Clients that come to us for help in beginning the Irish citizenship application process fall among a large spectrum in terms of the information they may have regarding their Irish heritage. On one end are the folks who know every detail about a grandparent's birth - date, location, father's name, mother's maiden name, and every detail of other life events. On the other end, we've had many clients who wish to apply through a grandmother, for example, but they do not even know their grandmother's maiden name. However, even with this limited information, we are able to find the grandmother's maiden name and other important information that will allow us to obtain the grandmother's Irish birth record and all other required records for an applicant's Irish citizenship application.
Somewhere along the spectrum is a category of folks who hired a genealogist, some for thousands of dollars, before coming to us. We cannot blame them. They were motivated to find out information about their heritage, and who better to navigate that process than a genealogist, right? Genealogists can be extremely help, and we have even enlisted the help of a few genealogists in finding certain information. But please note that genealogists are not obtaining actual certified records for you. Sometimes they may send you a register listing an ancestor's birth or marriage, and provide interesting pieces of information regarding the town where your ancestor lived or was born. They may even find the correct parents' names of your grandparent, or date and location of birth, which is helpful. However, if you are not sure of your grandparent's date or location of birth, or their parents' names, it's usually best to begin by obtaining other vital records that will list that information. Marriage and death records of a grandparent, while not always correct, serve as a better indicator of a grandparent's place of birth, approximate date of birth, and parents' names. It is often best to obtain another document that will give us information before moving forward in searching for a birth or baptismal record in Ireland.
This is true of folks who perform their own genealogy research on ancestry websites as well. We've had many, many clients come to us for help in obtaining a grandparent's Irish birth record.
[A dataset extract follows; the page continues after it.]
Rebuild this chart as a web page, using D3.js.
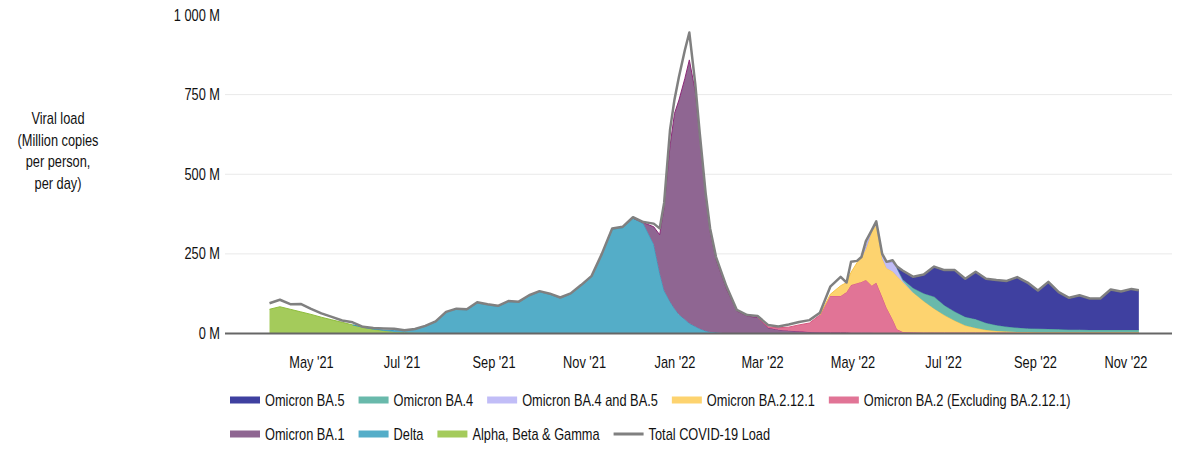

The information they have about the grandparent is based solely on information gathered from an ancestry website. For instance, they'll quickly find a Bridget Kelly born in County Mayo in 1896 and assume that is their grandmother. Then they give us that information (even when we caution against this practice) and we obtain the certified copy of Bridget Kelly's birth or baptismal record using that information. Once we have that record, we move forward in obtaining the other required records, which then makes it clear that we have the wrong Irish birth record! In this case, if we knew the client was not certain of his/her grandmother's birth details (approximate date, location, and parent's names), we would have obtained the grandmother's marriage or death record first so we could obtain that information, ensuring we were searching for the correct Irish birth or baptismal record.
This is the limitation we're referring to in using genealogists' research for this process. We rely more on the vital records because that is what the FBR office of Ireland's Department of Foreign Affairs will rely on in reviewing an applicant's citizenship application. Genealogists can be extremely helpful, but it is important to know the citizenship application process in using them!